Deswegen, aber auch aus dem Grund, daß es Kollegen gibt, die sich nur allzu gern auf seichtes Zeug beschränken, bin ich der Meinung, daß es wesentlich mehr Struktur im Weiterbildungssystem bedarf. Denn nur mit einer einheitlichen, von außen kontrollierten Srtuktur sind gute Ausbildungsbedingungen in nahezu allen Kliniken in relativ kurzer Zeit machbar. Ansonsten wird man auch weiterhin nur auf den guten Willen der Chefärzte angewiesen sein, und wenn man das tut, dann wird sich gute Ausbildung nur etablieren, wenn die Not groß ist, bzw. wenn der Generationswechsel weiter voranschreitet (vorausgesetzt, die "Jungen" wollen tatsächlich mehr weiterbilden, was m.E. bei weitem nicht immer der Fall ist). Das wird aber erstens zu lange dauern, und zweitens keine wirklich solide Grundlage haben. Und was keine solide Grundlage hat, ist meistens nicht von Bestand.

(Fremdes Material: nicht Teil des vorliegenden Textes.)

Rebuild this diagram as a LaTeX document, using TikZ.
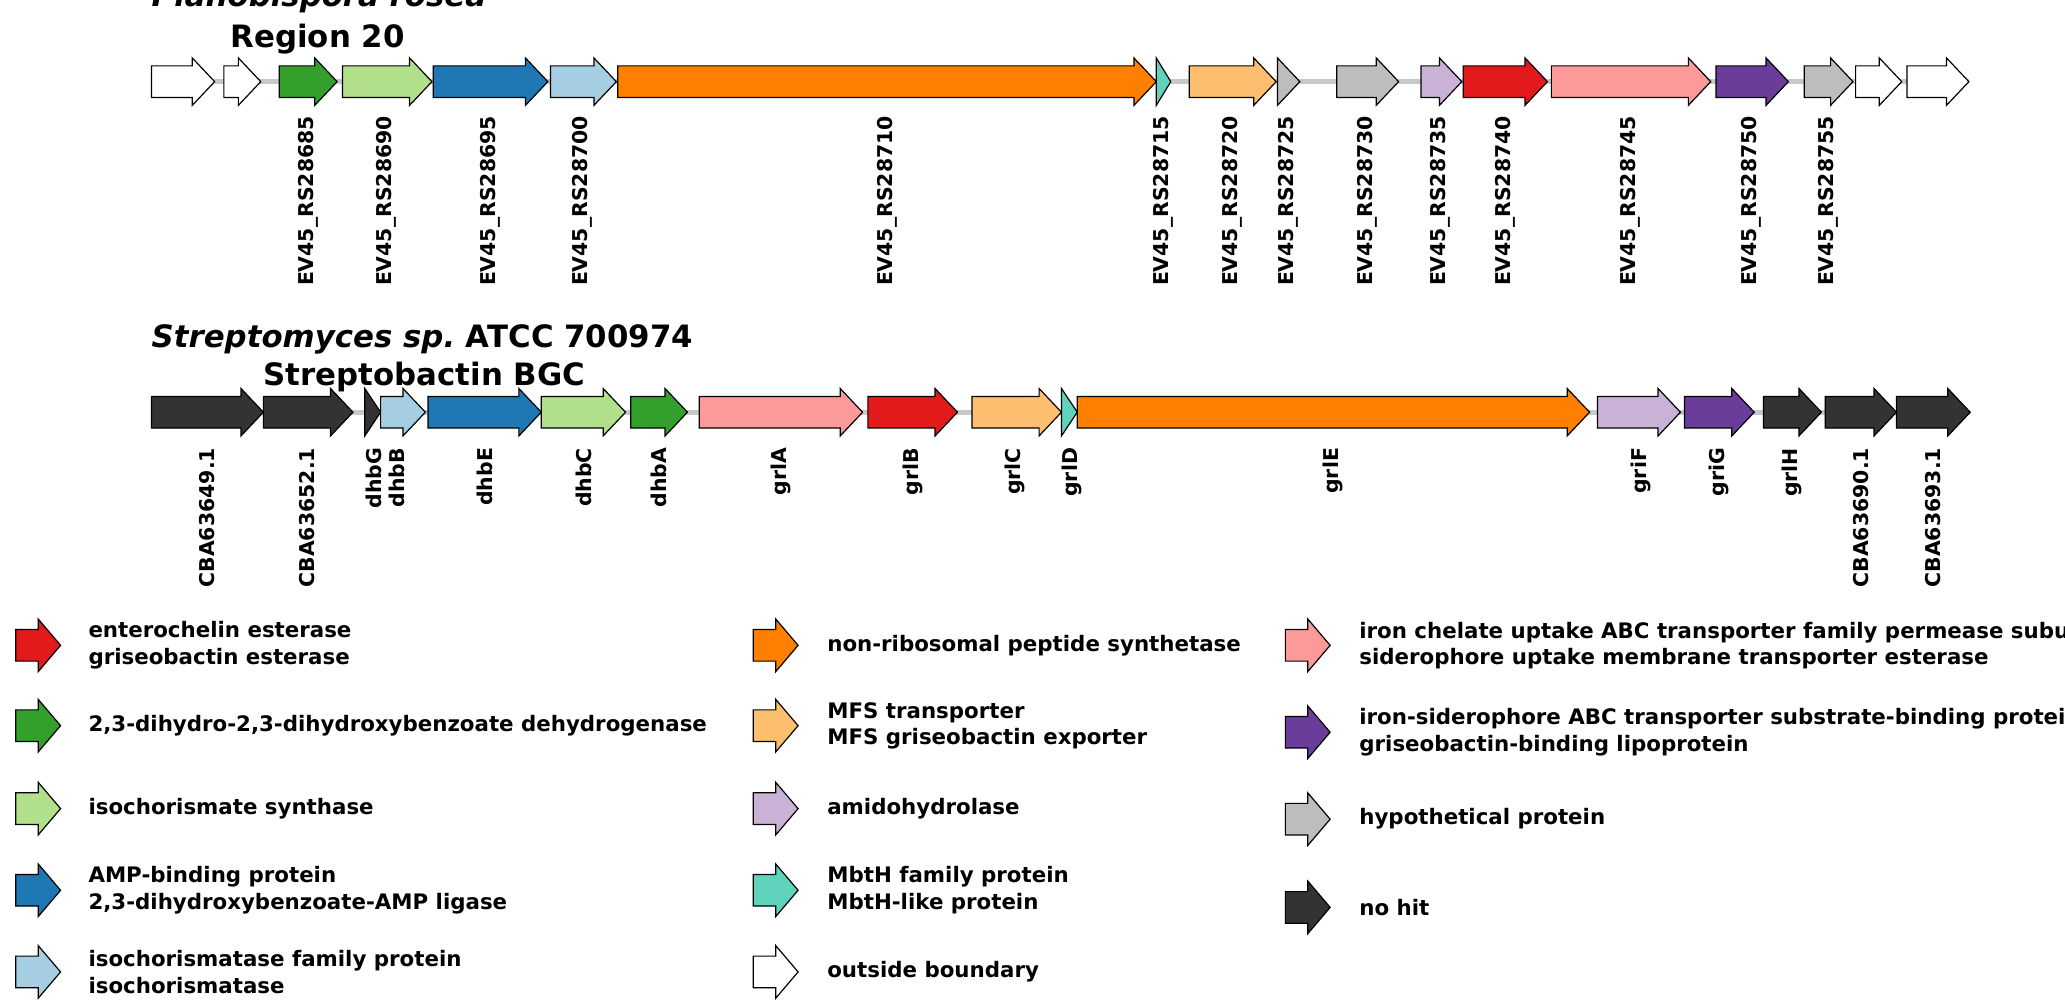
\documentclass[tikz,border=0pt]{standalone}
\usepackage{fontspec}
\setmainfont{DejaVu Sans}
\begin{document}
\definecolor{cRed}{HTML}{E31A1C}
\definecolor{cGreen}{HTML}{33A02C}
\definecolor{cLGreen}{HTML}{B2DF8A}
\definecolor{cBlue}{HTML}{1F78B4}
\definecolor{cLBlue}{HTML}{A6CEE3}
\definecolor{cOrange}{HTML}{FF7F00}
\definecolor{cLOrange}{HTML}{FDBF6F}
\definecolor{cLilac}{HTML}{CAB2D6}
\definecolor{cPurple}{HTML}{6A3D9A}
\definecolor{cPink}{HTML}{FB9A99}
\definecolor{cTeal}{HTML}{5FD3BC}
\definecolor{cGray}{HTML}{BDBDBD}
\definecolor{cBlack}{HTML}{333333}
\definecolor{cLine}{HTML}{C8C8C8}
\newcommand{\gn}[4]{%
 \pgfmathsetmacro\hx{max(#1,#2-17)}%
 \draw[gene, fill=#4] (#1,#3+12) -- (\hx,#3+12) -- (\hx,#3+18) -- (#2,#3) -- (\hx,#3-18) -- (\hx,#3-12) -- (#1,#3-12) -- cycle;}
\newcommand{\lgicon}[3]{%
 \draw[gene, fill=#3] (#1,#2+12) -- (#1+17,#2+12) -- (#1+17,#2+20) -- (#1+34,#2) -- (#1+17,#2-20) -- (#1+17,#2-12) -- (#1,#2-12) -- cycle;}
\begin{tikzpicture}[x=1pt,y=1pt,
  gene/.style={draw=black, line width=0.9pt, line join=miter},
  backbone/.style={draw=cLine, line width=4pt},
  lab/.style={rotate=90, anchor=east, font=\bfseries\fontsize{15.5}{17}\selectfont, inner sep=0pt},
  leg/.style={anchor=west, align=left, font=\bfseries\fontsize{16.2}{20}\selectfont, inner sep=0pt},
  ttl/.style={anchor=base west, font=\bfseries\fontsize{23.4}{26}\selectfont, inner sep=0pt}]
\useasboundingbox (0,0) rectangle (1568,-760);
\clip (0,0) rectangle (1568,-760);
% ---- top row
\node[ttl] (t1) at (115,-5) {\itshape Planobispora rosea};
\node[ttl] (t2) at (175,-36) {Region 20};
\draw[backbone] (115,-62) -- (1495,-62);
\gn{115}{163}{-62}{white}
\gn{170}{198}{-62}{white}
\gn{212}{256}{-62}{cGreen}
\gn{260}{328}{-62}{cLGreen}
\gn{329}{416}{-62}{cBlue}
\gn{418}{468}{-62}{cLBlue}
\gn{469}{878}{-62}{cOrange}
\gn{878}{889}{-62}{cTeal}
\gn{903}{969}{-62}{cLOrange}
\gn{970}{987}{-62}{cGray}
\gn{1015}{1062}{-62}{cGray}
\gn{1079}{1110}{-62}{cLilac}
\gn{1111}{1175}{-62}{cRed}
\gn{1178}{1299}{-62}{cPink}
\gn{1303}{1358}{-62}{cPurple}
\gn{1370}{1407}{-62}{cGray}
\gn{1409}{1444}{-62}{white}
\gn{1448}{1495}{-62}{white}
\node[lab] (a1) at (234,-88) {EV45\_RS28685};
\node[lab] (a2) at (293,-88) {EV45\_RS28690};
\node[lab] (a3) at (372,-88) {EV45\_RS28695};
\node[lab] (a4) at (442,-88) {EV45\_RS28700};
\node[lab] (a5) at (674,-88) {EV45\_RS28710};
\node[lab] (a6) at (883,-88) {EV45\_RS28715};
\node[lab] (a7) at (936,-88) {EV45\_RS28720};
\node[lab] (a8) at (978,-88) {EV45\_RS28725};
\node[lab] (a9) at (1038,-88) {EV45\_RS28730};
\node[lab] (a10) at (1094,-88) {EV45\_RS28735};
\node[lab] (a11) at (1143,-88) {EV45\_RS28740};
\node[lab] (a12) at (1238,-88) {EV45\_RS28745};
\node[lab] (a13) at (1330,-88) {EV45\_RS28750};
\node[lab] (a14) at (1388,-88) {EV45\_RS28755};
% ---- bottom row
\node[ttl] (t3) at (115,-264) {\itshape Streptomyces sp.\ \upshape ATCC 700974};
\node[ttl] (t4) at (200,-293) {Streptobactin BGC};
\draw[backbone] (115,-313) -- (1496,-313);
\gn{115}{200}{-313}{cBlack}
\gn{200}{268}{-313}{cBlack}
\gn{277}{289}{-313}{cBlack}
\gn{289}{323}{-313}{cLBlue}
\gn{325}{411}{-313}{cBlue}
\gn{411}{475}{-313}{cLGreen}
\gn{479}{522}{-313}{cGreen}
\gn{531}{655}{-313}{cPink}
\gn{659}{727}{-313}{cRed}
\gn{738}{806}{-313}{cLOrange}
\gn{806}{818}{-313}{cTeal}
\gn{818}{1207}{-313}{cOrange}
\gn{1213}{1276}{-313}{cLilac}
\gn{1279}{1332}{-313}{cPurple}
\gn{1339}{1383}{-313}{cBlack}
\gn{1386}{1440}{-313}{cBlack}
\gn{1440}{1496}{-313}{cBlack}
\node[lab] (b1) at (157,-340) {CBA63649.1};
\node[lab] (b2) at (233,-340) {CBA63652.1};
\node[lab] (b3) at (284,-340) {dhbG};
\node[lab] (b4) at (301,-340) {dhbB};
\node[lab] (b5) at (368,-340) {dhbE};
\node[lab] (b6) at (443,-340) {dhbC};
\node[lab] (b7) at (500,-340) {dhbA};
\node[lab] (b8) at (593,-340) {grlA};
\node[lab] (b9) at (693,-340) {grlB};
\node[lab] (b10) at (771,-340) {grlC};
\node[lab] (b11) at (814,-340) {grlD};
\node[lab] (b12) at (1012,-340) {grlE};
\node[lab] (b13) at (1246,-340) {griF};
\node[lab] (b14) at (1305,-340) {griG};
\node[lab] (b15) at (1361,-340) {grlH};
\node[lab] (b16) at (1413,-340) {CBA63690.1};
\node[lab] (b17) at (1468,-340) {CBA63693.1};
% ---- legend
\lgicon{12}{-490}{cRed}
\node[leg] (l1) at (67,-490) {enterochelin esterase\\griseobactin esterase};
\lgicon{12}{-551}{cGreen}
\node[leg] (l2) at (67,-551) {2,3-dihydro-2,3-dihydroxybenzoate dehydrogenase};
\lgicon{12}{-614}{cLGreen}
\node[leg] (l3) at (67,-614) {isochorismate synthase};
\lgicon{12}{-676}{cBlue}
\node[leg] (l4) at (67,-676) {AMP-binding protein\\2,3-dihydroxybenzoate-AMP ligase};
\lgicon{12}{-738}{cLBlue}
\node[leg] (l5) at (67,-738) {isochorismatase family protein\\isochorismatase};
\lgicon{572}{-490}{cOrange}
\node[leg] (l6) at (628,-490) {non-ribosomal peptide synthetase};
\lgicon{572}{-551}{cLOrange}
\node[leg] (l7) at (628,-551) {MFS transporter\\MFS griseobactin exporter};
\lgicon{572}{-614}{cLilac}
\node[leg] (l8) at (628,-614) {amidohydrolase};
\lgicon{572}{-676}{cTeal}
\node[leg] (l9) at (628,-676) {MbtH family protein\\MbtH-like protein};
\lgicon{572}{-738}{white}
\node[leg] (l10) at (628,-738) {outside boundary};
\lgicon{976}{-490}{cPink}
\node[leg] (l11) at (1032,-490) {iron chelate uptake ABC transporter family permease subunit\\siderophore uptake membrane transporter esterase};
\lgicon{976}{-556}{cPurple}
\node[leg] (l12) at (1032,-556) {iron-siderophore ABC transporter substrate-binding protein\\griseobactin-binding lipoprotein};
\lgicon{976}{-622}{cGray}
\node[leg] (l13) at (1032,-622) {hypothetical protein};
\lgicon{976}{-689}{cBlack}
\node[leg] (l14) at (1032,-689) {no hit};
\end{tikzpicture}
\end{document}
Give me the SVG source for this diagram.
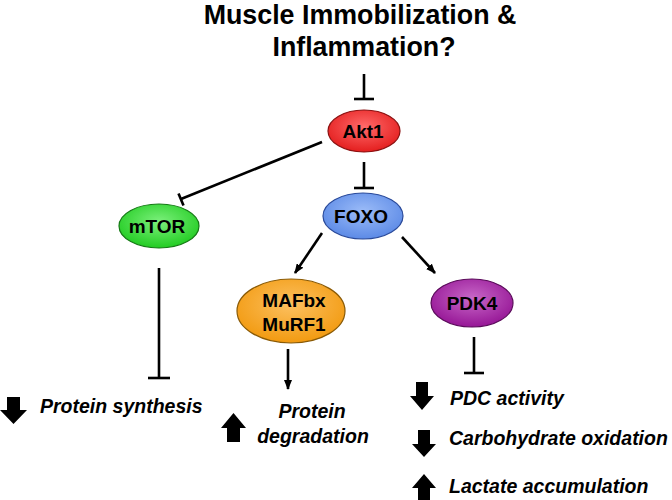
<svg xmlns="http://www.w3.org/2000/svg" width="672" height="500" viewBox="0 0 672 500">
<defs>
<radialGradient id="gRed" cx="50%" cy="40%" r="60%"><stop offset="0" stop-color="#ff6a6a"/><stop offset="1" stop-color="#e41e1e"/></radialGradient>
<radialGradient id="gBlue" cx="50%" cy="40%" r="60%"><stop offset="0" stop-color="#9cbcf8"/><stop offset="1" stop-color="#5c8ae6"/></radialGradient>
<radialGradient id="gGreen" cx="50%" cy="40%" r="60%"><stop offset="0" stop-color="#7cf07c"/><stop offset="1" stop-color="#22cc22"/></radialGradient>
<radialGradient id="gOrange" cx="50%" cy="40%" r="60%"><stop offset="0" stop-color="#fcc060"/><stop offset="1" stop-color="#f29a10"/></radialGradient>
<radialGradient id="gPurple" cx="50%" cy="40%" r="60%"><stop offset="0" stop-color="#c868c8"/><stop offset="1" stop-color="#961696"/></radialGradient>
<marker id="ah" markerWidth="10" markerHeight="8" refX="9" refY="4" orient="auto" markerUnits="userSpaceOnUse"><path d="M0,0 L10,4 L0,8 Z" fill="#000"/></marker>
<style>
.node{stroke-width:1.2}
.lbl{font-family:"Liberation Sans",Arial,sans-serif;font-weight:bold;font-size:19px;fill:#000;text-anchor:middle}
.out{font-family:"Liberation Sans",Arial,sans-serif;font-weight:bold;font-style:italic;font-size:19.5px;fill:#000}
.title{font-family:"Liberation Sans",Arial,sans-serif;font-weight:bold;font-size:26.8px;fill:#000;text-anchor:middle}
.ln{stroke:#000;stroke-width:2.6;fill:none}
.blk{fill:#000}
</style>
</defs>

<g id="title">
<text class="title" x="360" y="24">Muscle Immobilization &amp;</text>
<text class="title" x="364" y="56">Inflammation?</text>
</g>

<g id="connectors">
<line class="ln" x1="364" y1="74" x2="364" y2="99"/>
<line class="ln" x1="354" y1="99" x2="374" y2="99"/>
<line class="ln" x1="364" y1="162" x2="364" y2="188"/>
<line class="ln" x1="354" y1="188" x2="374" y2="188"/>
<line class="ln" x1="322" y1="142" x2="181" y2="199"/>
<line class="ln" x1="178.5" y1="193.5" x2="183.5" y2="205.5"/>
<line class="ln" x1="159" y1="268" x2="159" y2="378"/>
<line class="ln" x1="148" y1="378" x2="170" y2="378"/>
<line class="ln" x1="322" y1="233" x2="295" y2="273" marker-end="url(#ah)"/>
<line class="ln" x1="402" y1="237" x2="435" y2="273" marker-end="url(#ah)"/>
<line class="ln" x1="288" y1="349" x2="288" y2="389" marker-end="url(#ah)"/>
<line class="ln" x1="474" y1="337" x2="474" y2="373"/>
<line class="ln" x1="464" y1="373" x2="484" y2="373"/>
</g>

<g id="node-akt1">
<ellipse class="node" cx="364" cy="131" rx="36" ry="21" fill="url(#gRed)" stroke="#8a1010"/>
<text class="lbl" x="363" y="138">Akt1</text>
</g>
<g id="node-foxo">
<ellipse class="node" cx="363" cy="216" rx="40" ry="23" fill="url(#gBlue)" stroke="#2a4a9a"/>
<text class="lbl" x="361" y="223">FOXO</text>
</g>
<g id="node-mtor">
<ellipse class="node" cx="159" cy="226" rx="40" ry="22" fill="url(#gGreen)" stroke="#157a15"/>
<text class="lbl" x="157" y="233">mTOR</text>
</g>
<g id="node-mafbx">
<ellipse class="node" cx="291" cy="311" rx="54" ry="32" fill="url(#gOrange)" stroke="#8a5a05"/>
<text class="lbl" x="294" y="307">MAFbx</text>
<text class="lbl" x="294" y="331">MuRF1</text>
</g>
<g id="node-pdk4">
<ellipse class="node" cx="472" cy="303" rx="41" ry="24" fill="url(#gPurple)" stroke="#5a0a5a"/>
<text class="lbl" x="472" y="310">PDK4</text>
</g>

<g id="out-synthesis">
<path class="blk" d="M7,397 H20 V410 H27 L13.5,424 L0,410 H7 Z"/>
<text class="out" x="40" y="413">Protein synthesis</text>
</g>
<g id="out-degradation">
<path class="blk" d="M227,442 H240 V428 H246 L233.5,413 L221,428 H227 Z"/>
<text class="out" x="312" y="418" text-anchor="middle">Protein</text>
<text class="out" x="313" y="443" text-anchor="middle">degradation</text>
</g>
<g id="out-pdc">
<path class="blk" d="M416,382 H428 V396 H434 L422,410 L410,396 H416 Z"/>
<text class="out" x="450" y="405">PDC activity</text>
</g>
<g id="out-carb">
<path class="blk" d="M418,430 H430 V444 H436 L424,457 L412,444 H418 Z"/>
<text class="out" x="449" y="445">Carbohydrate oxidation</text>
</g>
<g id="out-lactate">
<path class="blk" d="M418,500 H430 V488 H436 L424,474 L412,488 H418 Z"/>
<text class="out" x="449" y="493">Lactate accumulation</text>
</g>
</svg>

Deswegen bezeichne ich Deine Haltung als kurzsichtig. Klar kann und sollte man sich selbst um Weiterbildung kümmern (wir müssen uns nicht über Begrifflichkeiten streiten, oder?), aber es bringt nur dann etwas, wenn man auch, zumindest theoretisch, ein Druckmittel hat, um die eigenen Wünsche durchzusetzen. Dieses Druckmittel ist momentan der Ärztemangel, insbesondere der Nachwuchsmangel. Aber der wird nicht ewig bestehen. Momentan treibt die Befürchtung, sonst nicht genug gute Assistenten zu bekommen, immer mehr Chefs tatsächlich dazu, die Weiterbildung im eigenen Bereich zu verbessern. Aber wenn der Mangel vorbei ist, werden diese Verbesserungen nach und nach zurückgenommen, zugunsten des Umsatzes. Es sei denn, diese Verbesserungen werden festgehalten, und zwar in Form einer von außen kontrollierten Weiterbildungsstruktur mit Curriculum etc., inklusive einer unabhängigen Überwachungskomission, die nötigenfalls auch in der Lage wäre, Weiterbildungslizenzen zurückzunehmen, falls einer notorisch gegen die Auflagen verstößt. Das wäre ein wirklich dauerhafter und beständiger Stimulus, weiterzubilden; denn ohne Assistenzärzte kann auch in Deutschland kaum eine Klinik existieren.